O zelo mais excessivo do capitalismo achava-se alojado na igreja, encoberto, inconscientemente, pelas batinas. O diligente Pe. Bonfim, já não se entendia bem com o professor Luiz Mano, um sujeito de ideias estranhas e chegado a esse comunismo de Karl Marx que ousava afirmar: “A religião é o ópio do povo”. Com uma propícia ajuda, convocou a milícia de Sobral, que chega disfarçada no intuito de impedir a abertura de uma Loja Maçônica, o braço direito do diabo, a filial do império das trevas, como dizia a igreja católica na época. E logo na véspera da chegada da Santa Peregrina, acontecer esse primeiro comício de esquerda nos Sertões de Crateús, era inadmissível.
– O comício já iniciara quando, de repente, chega o Pe. Bonfim, colérico, conduzindo a polícia e uma multidão de fieis, todos propensos a uma guerra santa: “Viemos, em nome de Deus, acabar essa pouca vergonha, de quem não tem fé e quer enganar o povo, com esse comunismo diabólico que veio para destruir a religião e a democracia.”

– Raimundo, não houve um tiro. Somente o trabalhador Luiz Mano, em serena calma, enfrentou as chispas e os raios desferidos pelo Pe. Bonfim. Como um cidadão íntegro pediu para que os correligionários fossem para casa, evitando prisões e derramamentos de sangue, mas consciente de que, aquela ira toda não vinha da voz de um sacerdote ali presente, e sim das garras do capitalismo ganancioso que ganhava vida e voz, e vencia mais uma batalha, mas não a guerra.

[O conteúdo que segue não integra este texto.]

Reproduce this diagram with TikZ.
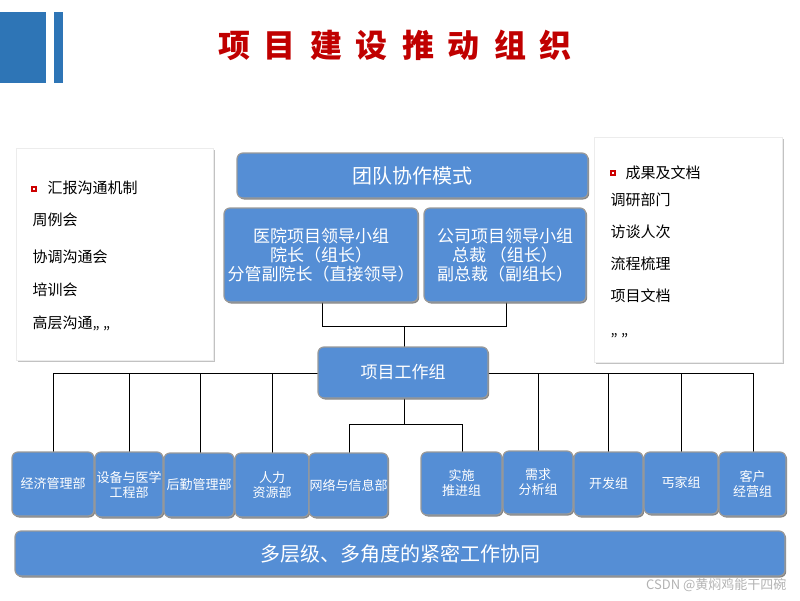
\documentclass[tikz,border=0pt]{standalone}
\usepackage{fontspec}
\setmainfont{Noto Sans CJK SC}
\usetikzlibrary{shadows}
\definecolor{bx}{HTML}{558ED5}
\definecolor{deco}{HTML}{2E75B6}
\definecolor{ttl}{HTML}{C00000}
\tikzset{x=1pt,y=-1pt,
 bbox/.style={draw=gray!80,line width=1.2pt,fill=bx,rounded corners=6pt,text=white,align=center,inner sep=0pt,
   drop shadow={shadow xshift=1.2pt,shadow yshift=-1.5pt,fill=black!60,opacity=0.8}},
 side/.style={draw=gray!15,fill=white,drop shadow={shadow xshift=2pt,shadow yshift=-2pt,fill=black!40,opacity=0.6}},
 ln/.style={draw=black,line width=0.8pt},
 lt/.style={anchor=west,font=\fontsize{15}{15}\selectfont}}
\newcommand{\bxn}[7]{%
 \pgfmathsetmacro{\bw}{#3-#1}\pgfmathsetmacro{\bh}{#4-#2}%
 \pgfmathsetmacro{\bcx}{(#1+#3)/2}\pgfmathsetmacro{\bcy}{(#2+#4)/2}%
 \node[bbox,minimum width=\bw pt,minimum height=\bh pt,font=\fontsize{#6}{#6}\selectfont] (#5) at (\bcx,\bcy) {#7};}
\newcommand{\tg}{\hspace{14pt}}
\begin{document}
\begin{tikzpicture}
\useasboundingbox (0,0) rectangle (800,600);
\fill[deco] (0,12) rectangle (46,83);
\fill[deco] (54,12) rectangle (63,83);
\node[text=ttl,font=\fontsize{32}{32}\selectfont\bfseries] (title) at (395,45) {项\tg 目\tg 建\tg 设\tg 推\tg 动\tg 组\tg 织};
% side boxes
\node[side,minimum width=197pt,minimum height=212pt] (lbox) at (114.5,254) {};
\node[side,minimum width=188pt,minimum height=225pt] (rbox) at (688,249.5) {};
\fill[red!80!black] (31,186) rectangle (37,192); \fill[white] (33,188) rectangle (35,190);
\node[lt] (l1) at (44,188) {汇报沟通机制};
\node[lt] (l2) at (29,220) {周例会};
\node[lt] (l3) at (29,257) {协调沟通会};
\node[lt] (l4) at (29,290) {培训会};
\node[lt] (l5) at (29,323) {高层沟通,, ,,};
\fill[red!80!black] (610,170) rectangle (616,176); \fill[white] (612,172) rectangle (614,174);
\node[lt] (r1) at (622,173) {成果及文档};
\node[lt] (r2) at (607,200) {调研部门};
\node[lt] (r3) at (607,232) {访谈人次};
\node[lt] (r4) at (607,264) {流程梳理};
\node[lt] (r5) at (607,296) {项目文档};
\node[lt] (r6) at (607,336) {,, ,,};
% connectors
\coordinate (j1) at (322,326); \coordinate (j2) at (506,326); \coordinate (j0) at (404,326);
\coordinate (bl) at (53,373); \coordinate (br) at (753,373);
\coordinate (k0) at (404,424); \coordinate (kl) at (349,424); \coordinate (kr) at (462,424);
\foreach \x in {53,129,200,272,538,608,681,753} {\draw[ln] (\x,373) -- (\x,455);}
\draw[ln] (bl) -- (br);
\draw[ln] (322,300) -- (j1) -- (j2) -- (506,300);
\draw[ln] (j0) -- (404,350);
\draw[ln] (404,395) -- (k0);
\draw[ln] (kl) -- (kr);
\draw[ln] (kl) -- (349,455); \draw[ln] (kr) -- (462,455);
% boxes
\bxn{237}{153}{588}{198}{team}{20}{团队协作模式}
\bxn{224}{208}{418}{302}{hosp}{17}{医院项目领导小组\\[2pt]院长（组长）\\[2pt]分管副院长（直接领导）}
\bxn{424}{208}{586}{302}{comp}{17}{公司项目领导小组\\[2pt]总裁 （组长）\\[2pt]副总裁（副组长）}
\bxn{318}{347}{488}{398}{wg}{17}{项目工作组}
\bxn{12}{452}{94}{516}{b1}{13}{经济管理部}
\bxn{95}{452}{163}{517}{b2}{13}{设备与医学\\[2pt]工程部}
\bxn{164}{453}{234}{517}{b3}{13}{后勤管理部}
\bxn{235}{453}{309}{517}{b4}{13}{人力\\[2pt]资源部}
\bxn{309}{453}{388}{517}{b5}{13}{网络与信息部}
\bxn{421}{452}{502}{515}{b6}{13}{实施\\[2pt]推进组}
\bxn{503}{451}{573}{514}{b7}{13}{需求\\[2pt]分析组}
\bxn{574}{452}{643}{516}{b8}{13}{开发组}
\bxn{644}{452}{718}{514}{b9}{13}{丐家组}
\bxn{719}{452}{786}{516}{b10}{13}{客户\\[2pt]经营组}
\bxn{15}{531}{785}{576}{bar}{20}{多层级、多角度的紧密工作协同}
\node[text=gray!60,font=\fontsize{13}{13}\selectfont,anchor=east] (wm) at (790,585) {CSDN @黄焖鸡能干四碗};
\end{tikzpicture}
\end{document}
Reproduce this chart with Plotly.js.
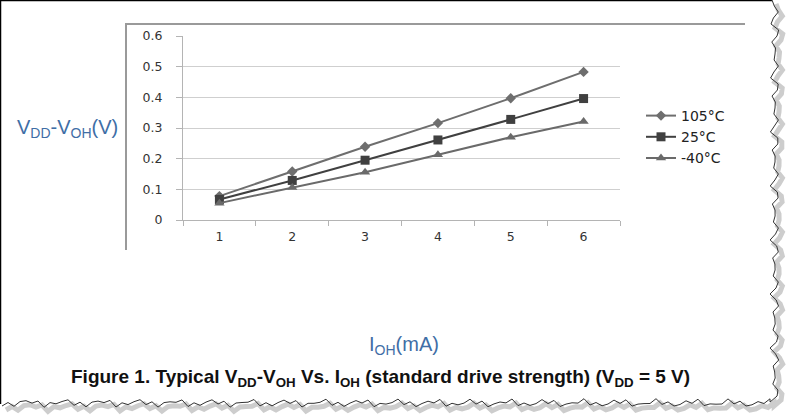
<!DOCTYPE html>
<html>
<head>
<meta charset="utf-8">
<script src="https://cdn.plot.ly/plotly-3.0.1.min.js"></script>
<style>
  body { margin: 0; background: #fff; }
  #chart { width: 793px; height: 417px; }
</style>
</head>
<body>
<div id="chart"></div>
<script>
// currents (mA) on the x axis
const currents = ['1', '2', '3', '4', '5', '6'];
// VDD-VOH (V) per temperature
const hot105 = [0.078, 0.158, 0.239, 0.316, 0.397, 0.483];
const room25 = [0.067, 0.129, 0.195, 0.261, 0.328, 0.396];
const cold40 = [0.055, 0.106, 0.156, 0.213, 0.270, 0.321];
const seriesNames = ['105°C', '25°C', '-40°C'];

// plot area in pixels
const L = 183, R = 620, T = 36, B = 220;
function px(x) { return (x - L) / (R - L); }
function py(y) { return (B - y) / (B - T); }

var trace1 = {
    x: currents, y: hot105, name: seriesNames[0],
    mode: 'lines+markers', type: 'scatter',
    line: { color: '#6e6e6e', width: 2 },
    marker: { symbol: 'diamond', size: 8, color: '#6e6e6e' }
};
var trace2 = {
    x: currents, y: room25, name: seriesNames[1],
    mode: 'lines+markers', type: 'scatter',
    line: { color: '#404040', width: 2 },
    marker: { symbol: 'square', size: 9, color: '#404040' }
};
var trace3 = {
    x: currents, y: cold40, name: seriesNames[2],
    mode: 'lines+markers', type: 'scatter',
    line: { color: '#6a6a6a', width: 2 },
    marker: { symbol: 'triangle-up', size: 9, color: '#6a6a6a' }
};

// jagged torn-paper edge (decoration)
function tornEdge() {
    let d = 'M 772 0';
    for (let y = 6; y <= 402; y += 6) {
        d += ' L ' + (775 + 3 * Math.sin(y * 0.7) + 2 * Math.sin(y * 0.23)).toFixed(1) + ' ' + y;
    }
    for (let x = 770; x >= 0; x -= 6) {
        d += ' L ' + x + ' ' + (403 + 2.5 * Math.sin(x * 0.61) + 2 * Math.sin(x * 0.17)).toFixed(1);
    }
    return d;
}
const edge = tornEdge();

const blue = '#3f6ea6';
const narrow = '"Liberation Sans Narrow", "Arial Narrow", "Liberation Sans", Arial, sans-serif';

var layout = {
    width: 793, height: 417,
    margin: { l: L, r: 793 - R, t: T, b: 417 - B },
    paper_bgcolor: '#fff', plot_bgcolor: '#fff',
    font: { family: 'DejaVu Sans, Verdana, sans-serif', size: 12.5, color: '#333' },
    showlegend: true,
    legend: {
        x: px(641), xanchor: 'left', y: py(100), yanchor: 'top',
        font: { size: 14, color: '#222' }, bgcolor: 'rgba(0,0,0,0)'
    },
    xaxis: {
        type: 'category', range: [-0.5, 5.5], tickson: 'boundaries',
        showgrid: false, showline: true, linecolor: '#b4b4b4', linewidth: 1,
        ticks: 'outside', ticklen: 5, tickcolor: '#b4b4b4',
        ticklabelstandoff: 5, fixedrange: true
    },
    yaxis: {
        range: [0, 0.6], dtick: 0.1, showgrid: true, gridcolor: '#cfcfcf',
        showline: true, linecolor: '#b4b4b4', zeroline: false,
        ticks: 'outside', ticklen: 6, tickcolor: '#b4b4b4',
        ticklabelstandoff: 11, fixedrange: true
    },
    shapes: [
        // outer black frame (top and left)
        { type: 'line', xref: 'paper', yref: 'paper', x0: px(0), x1: px(772), y0: py(0.5), y1: py(0.5), line: { color: '#000', width: 1.5 } },
        { type: 'line', xref: 'paper', yref: 'paper', x0: px(0.5), x1: px(0.5), y0: py(0), y1: py(404), line: { color: '#000', width: 1.5 } },
        // gray frame of the chart object
        { type: 'line', xref: 'paper', yref: 'paper', x0: px(125), x1: px(745), y0: py(24), y1: py(24), line: { color: '#9a9a9a', width: 2 } },
        { type: 'line', xref: 'paper', yref: 'paper', x0: px(126), x1: px(126), y0: py(24), y1: py(250), line: { color: '#9a9a9a', width: 2 } }
    ],
    annotations: [
        {
            text: 'V<sub>DD</sub>-V<sub>OH</sub>(V)', xref: 'paper', yref: 'paper',
            x: px(67), y: py(128), xanchor: 'center', yanchor: 'middle', showarrow: false,
            font: { family: narrow, size: 20, color: blue }
        },
        {
            text: 'I<sub>OH</sub>(mA)', xref: 'paper', yref: 'paper',
            x: px(404), y: py(345), xanchor: 'center', yanchor: 'middle', showarrow: false,
            font: { family: narrow, size: 20, color: blue }
        },
        {
            text: '<b>Figure 1. Typical V<sub>DD</sub>-V<sub>OH</sub> Vs. I<sub>OH</sub> (standard drive strength) (V<sub>DD</sub> = 5 V)</b>',
            xref: 'paper', yref: 'paper', x: px(380), y: py(378), xanchor: 'center', yanchor: 'middle', showarrow: false,
            font: { family: narrow, size: 19, color: '#111' }
        }
    ]
};

Plotly.newPlot('chart', [trace1, trace2, trace3], layout, { displayModeBar: false, staticPlot: true }).then(function () {
    // torn edge drawn in pixel space on top of the paper
    const svg = document.querySelector('#chart .main-svg:last-of-type');
    const ns = 'http://www.w3.org/2000/svg';
    const shadow = document.createElementNS(ns, 'path');
    shadow.setAttribute('d', edge);
    shadow.setAttribute('transform', 'translate(4,4)');
    shadow.setAttribute('fill', 'none');
    shadow.setAttribute('stroke', '#b8b8b8');
    shadow.setAttribute('stroke-width', '5');
    shadow.setAttribute('stroke-opacity', '0.7');
    const line = document.createElementNS(ns, 'path');
    line.setAttribute('d', edge);
    line.setAttribute('fill', 'none');
    line.setAttribute('stroke', '#333');
    line.setAttribute('stroke-width', '1');
    svg.appendChild(shadow);
    svg.appendChild(line);
});
</script>
</body>
</html>
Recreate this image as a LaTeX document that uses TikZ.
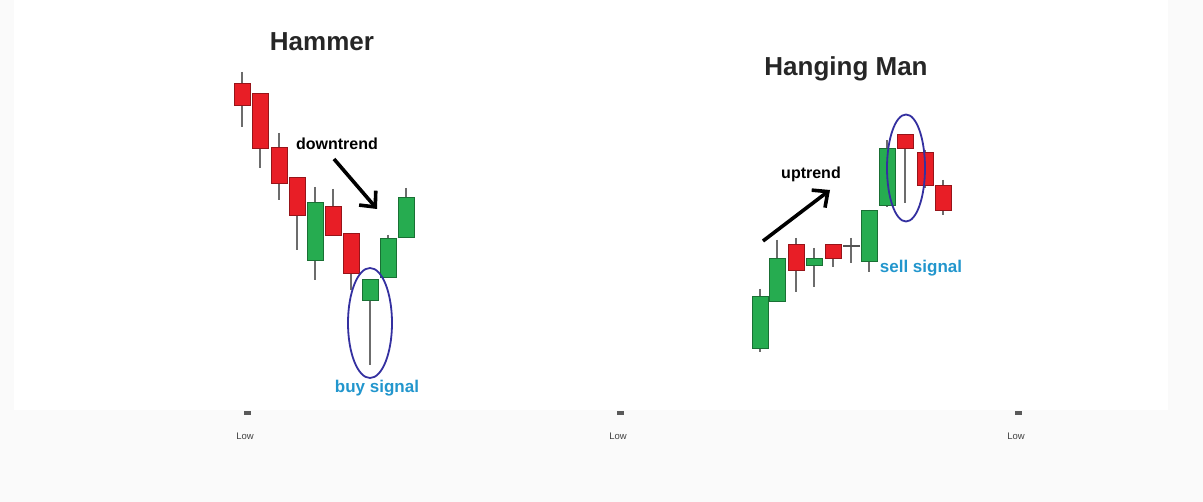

A cerimônia fúnebre chegará ao fim, e fiquei a imaginar que o lacre que colocaram naquela lápide não encerrou uma vida, como disse Marcos Antonio no funeral de Júlio Cesar, o bem que se faz não é enterrado com os nossos ossos, ele fica como um exemplo para outras vidas que merecem ser vividas com denodo e coragem de um heróico Luiz Mano ou como a obsequiosa humildade de um prestativo Matos Melo.

Despeço-me do amigo Luiz, que resolve voltar para seus urgentes afazeres na capital e sigo no caminho de casa a cantarolar, involuntariamente, a bela música utopia, do cantor e agente pastoral Zé Vicente (Quando o dia da paz renascer / Quando o Sol da esperança brilhar / Eu vou cantar // Vai ser tão bonito se ouvir a canção / Cantada de novo / no olhar da gente a certeza de irmãos / reinado do povo) fascinado com aquela história de um herói real e crateuense que pretendo mostrar para meus filhos, que sonham com os imaginários guerreiros de uma distante literatura.